We really are a nerdy family. Does anyone else own all the seasons of Stargate SG-I, Atlantis, and SGU? Anyone else’s nine-year-old ask questions like, “Who do you think would win in a fight, Teal’c or  Ronon?” Can your kids identify a Genii by his uniform, or know the inside joke about the Furlings? Ya, nerdy.

So, we were all sitting around talking about Stargate the other day, and commenting on the ways the shows have developed over the years. One of the kids made the comment that SGU (the storyline is that several humans have been zapped onto an ancient space ship, which is traveling in a distant galaxy, and they are trying to get back to earth, which is, of course, a very tricky thing to do) … anyway … one of the kids made the comment that SGU is like LOST only instead on being trapped on an island the people are trapped on a spaceship. He’s right. I can picture the producers sitting around planning the new installment of the Stargate franchise, and one of them says something like, “Well, that show LOST did pretty good.
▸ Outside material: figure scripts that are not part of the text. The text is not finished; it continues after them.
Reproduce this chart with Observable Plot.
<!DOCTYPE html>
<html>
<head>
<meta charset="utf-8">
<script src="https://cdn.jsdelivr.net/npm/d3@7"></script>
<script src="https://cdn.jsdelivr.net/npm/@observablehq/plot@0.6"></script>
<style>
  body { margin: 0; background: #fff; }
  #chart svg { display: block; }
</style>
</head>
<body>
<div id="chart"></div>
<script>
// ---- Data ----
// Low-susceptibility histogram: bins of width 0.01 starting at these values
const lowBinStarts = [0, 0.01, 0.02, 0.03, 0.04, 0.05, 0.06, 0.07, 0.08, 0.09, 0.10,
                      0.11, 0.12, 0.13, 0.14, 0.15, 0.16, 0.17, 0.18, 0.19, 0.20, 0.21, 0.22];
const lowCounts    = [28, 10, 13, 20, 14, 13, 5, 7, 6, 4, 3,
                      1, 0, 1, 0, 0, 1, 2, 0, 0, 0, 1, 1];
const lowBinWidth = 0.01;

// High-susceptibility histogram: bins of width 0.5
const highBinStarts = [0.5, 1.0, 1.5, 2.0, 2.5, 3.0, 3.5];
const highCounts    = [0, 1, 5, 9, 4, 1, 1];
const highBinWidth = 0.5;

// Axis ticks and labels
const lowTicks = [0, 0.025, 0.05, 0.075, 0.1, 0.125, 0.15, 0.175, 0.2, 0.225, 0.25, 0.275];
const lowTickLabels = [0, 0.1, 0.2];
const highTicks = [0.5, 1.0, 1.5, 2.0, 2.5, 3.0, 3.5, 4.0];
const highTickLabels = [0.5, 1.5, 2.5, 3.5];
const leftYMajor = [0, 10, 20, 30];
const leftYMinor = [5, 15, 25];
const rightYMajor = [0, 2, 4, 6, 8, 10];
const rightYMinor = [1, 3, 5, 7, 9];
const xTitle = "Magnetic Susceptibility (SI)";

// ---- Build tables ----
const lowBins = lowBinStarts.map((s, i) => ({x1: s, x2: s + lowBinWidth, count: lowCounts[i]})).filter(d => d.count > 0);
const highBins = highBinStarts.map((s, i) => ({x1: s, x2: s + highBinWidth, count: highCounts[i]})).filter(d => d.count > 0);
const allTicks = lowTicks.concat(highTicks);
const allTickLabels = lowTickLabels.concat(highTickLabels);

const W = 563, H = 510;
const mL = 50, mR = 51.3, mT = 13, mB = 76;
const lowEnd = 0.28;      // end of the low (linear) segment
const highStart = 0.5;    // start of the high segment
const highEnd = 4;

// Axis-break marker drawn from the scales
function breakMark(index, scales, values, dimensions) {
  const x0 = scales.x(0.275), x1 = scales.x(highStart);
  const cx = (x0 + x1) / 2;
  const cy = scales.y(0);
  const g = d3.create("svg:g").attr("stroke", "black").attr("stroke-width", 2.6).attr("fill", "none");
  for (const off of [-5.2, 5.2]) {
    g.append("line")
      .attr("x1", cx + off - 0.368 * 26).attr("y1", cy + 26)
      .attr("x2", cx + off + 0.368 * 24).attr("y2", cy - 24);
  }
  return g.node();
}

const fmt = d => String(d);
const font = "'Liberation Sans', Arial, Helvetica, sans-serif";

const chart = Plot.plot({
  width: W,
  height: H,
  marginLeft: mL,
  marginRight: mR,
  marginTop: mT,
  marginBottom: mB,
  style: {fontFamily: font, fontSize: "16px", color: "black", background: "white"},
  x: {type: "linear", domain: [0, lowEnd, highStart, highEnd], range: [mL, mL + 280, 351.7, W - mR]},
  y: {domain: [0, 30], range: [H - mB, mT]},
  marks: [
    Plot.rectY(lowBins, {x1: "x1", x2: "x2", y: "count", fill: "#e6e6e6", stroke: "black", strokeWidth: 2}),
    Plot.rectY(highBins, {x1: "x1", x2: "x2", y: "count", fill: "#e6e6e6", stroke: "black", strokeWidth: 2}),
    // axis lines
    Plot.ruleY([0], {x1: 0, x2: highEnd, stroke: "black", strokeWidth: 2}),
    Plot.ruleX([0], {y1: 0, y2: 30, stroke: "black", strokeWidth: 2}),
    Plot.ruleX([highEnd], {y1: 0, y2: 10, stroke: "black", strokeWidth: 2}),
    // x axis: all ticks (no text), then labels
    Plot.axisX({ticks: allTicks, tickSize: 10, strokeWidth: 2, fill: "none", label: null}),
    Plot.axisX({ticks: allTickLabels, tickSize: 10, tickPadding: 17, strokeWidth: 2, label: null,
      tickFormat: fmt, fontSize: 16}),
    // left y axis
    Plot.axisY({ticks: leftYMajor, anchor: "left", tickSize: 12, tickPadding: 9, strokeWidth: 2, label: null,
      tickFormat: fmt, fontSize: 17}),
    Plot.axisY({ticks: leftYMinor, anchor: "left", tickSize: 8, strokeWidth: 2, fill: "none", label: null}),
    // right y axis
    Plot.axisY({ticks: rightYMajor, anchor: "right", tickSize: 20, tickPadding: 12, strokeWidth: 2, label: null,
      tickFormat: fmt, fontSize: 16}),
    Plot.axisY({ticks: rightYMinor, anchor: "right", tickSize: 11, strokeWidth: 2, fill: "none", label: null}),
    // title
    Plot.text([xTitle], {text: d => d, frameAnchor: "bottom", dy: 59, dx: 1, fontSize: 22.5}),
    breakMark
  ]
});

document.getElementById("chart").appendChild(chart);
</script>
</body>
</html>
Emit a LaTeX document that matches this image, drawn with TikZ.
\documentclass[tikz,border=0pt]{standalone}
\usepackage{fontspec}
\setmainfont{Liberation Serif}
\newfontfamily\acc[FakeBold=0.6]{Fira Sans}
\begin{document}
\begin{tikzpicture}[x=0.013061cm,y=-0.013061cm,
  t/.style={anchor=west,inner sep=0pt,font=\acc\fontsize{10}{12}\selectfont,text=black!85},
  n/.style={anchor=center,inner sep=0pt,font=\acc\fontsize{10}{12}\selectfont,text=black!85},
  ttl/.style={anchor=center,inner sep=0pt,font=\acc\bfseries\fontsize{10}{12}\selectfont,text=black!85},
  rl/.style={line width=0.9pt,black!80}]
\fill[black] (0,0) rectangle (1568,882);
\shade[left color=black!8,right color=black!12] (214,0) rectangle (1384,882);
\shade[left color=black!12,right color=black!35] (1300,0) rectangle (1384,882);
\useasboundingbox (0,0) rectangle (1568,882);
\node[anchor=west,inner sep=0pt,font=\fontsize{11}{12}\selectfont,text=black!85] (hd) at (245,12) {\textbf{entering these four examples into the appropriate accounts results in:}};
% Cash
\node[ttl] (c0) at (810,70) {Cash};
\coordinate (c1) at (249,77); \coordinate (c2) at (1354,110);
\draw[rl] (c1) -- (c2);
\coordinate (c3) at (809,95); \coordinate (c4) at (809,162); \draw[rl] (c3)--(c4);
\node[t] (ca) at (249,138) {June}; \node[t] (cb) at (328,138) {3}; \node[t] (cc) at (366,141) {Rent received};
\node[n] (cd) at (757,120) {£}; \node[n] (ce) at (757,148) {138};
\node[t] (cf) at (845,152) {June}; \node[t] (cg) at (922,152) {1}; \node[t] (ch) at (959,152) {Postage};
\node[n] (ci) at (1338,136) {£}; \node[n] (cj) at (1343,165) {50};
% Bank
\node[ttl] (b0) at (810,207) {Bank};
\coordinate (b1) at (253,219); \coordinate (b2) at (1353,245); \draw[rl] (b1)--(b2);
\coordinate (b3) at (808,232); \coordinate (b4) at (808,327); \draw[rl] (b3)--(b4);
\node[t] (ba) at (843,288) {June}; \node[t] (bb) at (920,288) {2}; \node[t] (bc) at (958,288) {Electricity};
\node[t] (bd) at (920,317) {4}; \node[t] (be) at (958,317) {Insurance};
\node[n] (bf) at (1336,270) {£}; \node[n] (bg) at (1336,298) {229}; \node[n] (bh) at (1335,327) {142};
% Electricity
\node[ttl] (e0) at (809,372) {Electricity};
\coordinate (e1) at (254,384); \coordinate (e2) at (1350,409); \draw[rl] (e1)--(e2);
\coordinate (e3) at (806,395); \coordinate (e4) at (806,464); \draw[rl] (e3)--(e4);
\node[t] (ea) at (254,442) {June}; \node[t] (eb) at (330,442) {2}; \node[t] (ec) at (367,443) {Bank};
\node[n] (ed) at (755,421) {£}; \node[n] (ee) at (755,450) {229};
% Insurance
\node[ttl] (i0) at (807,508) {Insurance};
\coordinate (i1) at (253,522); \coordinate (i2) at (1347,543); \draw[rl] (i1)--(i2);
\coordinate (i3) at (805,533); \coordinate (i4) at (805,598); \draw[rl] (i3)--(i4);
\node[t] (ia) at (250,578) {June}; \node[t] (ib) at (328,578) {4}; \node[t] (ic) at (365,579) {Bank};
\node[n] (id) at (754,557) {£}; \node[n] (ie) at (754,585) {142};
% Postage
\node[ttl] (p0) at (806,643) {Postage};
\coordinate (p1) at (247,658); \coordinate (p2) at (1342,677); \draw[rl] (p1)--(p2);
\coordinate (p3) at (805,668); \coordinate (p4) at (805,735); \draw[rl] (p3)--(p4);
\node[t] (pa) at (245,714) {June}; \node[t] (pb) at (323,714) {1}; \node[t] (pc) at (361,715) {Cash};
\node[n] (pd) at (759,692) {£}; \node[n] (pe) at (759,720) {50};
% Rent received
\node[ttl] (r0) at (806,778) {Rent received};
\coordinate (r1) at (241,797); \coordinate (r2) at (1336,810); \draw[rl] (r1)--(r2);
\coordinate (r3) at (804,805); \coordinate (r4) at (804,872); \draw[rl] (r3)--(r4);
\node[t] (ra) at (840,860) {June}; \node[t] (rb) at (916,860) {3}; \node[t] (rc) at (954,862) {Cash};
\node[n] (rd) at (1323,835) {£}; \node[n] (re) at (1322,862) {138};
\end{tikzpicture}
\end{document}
Why don’t we do THAT. Only we’ll put them in space because, you know, its science fiction.”

And that discussion made me think about story, and how, since the beginning of time, it’s kind of all been the same. Different characters, different settings, but pretty much the same story, retold.

I spent most of last week working on a workshop some friends and I are preparing on story. Women and story. People and story, really. God and humanity and … THE story. It’s very cool stuff. I’m very pumped about the idea of story right now.

Its made me think about the story I’m telling with my life. Is my story confusing? boring? meaningful? Is my main character brave or timid? Is she interesting or, well, not that interesting? Is she getting anywhere? Accomplishing anything?

I recently heard a Christian speaker (whose work I mostly like) suggest that as Christians we should accept that our lives are kind of like a story by  Daniil Kharms (a russian absurdist who starved to death in prison). Here’s one of Kharms’ stories. It’s very short.

Now one day a man went to work and on the way he met another man who having bought a loaf of polish bread was heading back home where he came from. And that’s it, more or less.


I think his point (the Christian speaker, I mean) was that our lives are in God’s hands and we make too much of what we want out of life. Our lives are just a miniscule speck in the grand scheme of God’s larger plan, and we should just go along for whatever ride God decides to take us on.

This bothered me when I heard it and it bothers me still. Yes, God is in control and can do whatever he wants. In fact I often pray for him to do what he wants in my life. But that doesn’t mean I expect my life to be a series of meaningless encounters with polish-bread-carrying strangers.

Living with intention is key to living a good story. I think so, anyway. I don’t know many people who I admire, Christian or otherwise, who lived their lives with absolutely no direction.

As a christian, though, I do appreciate the larger story. You know, the one about perfection, separation, reconciliation, hope. And I believe that all good stories since the beginning of time have followed this same pattern. The pattern of conflict, struggle, growth. At least, those are the stories I’m interested in.

Not, I went for a walk and came home.

Anyway, I’ve been thinking a lot lately about the story my life is telling. And the stories other lives are telling. Everyone has stories.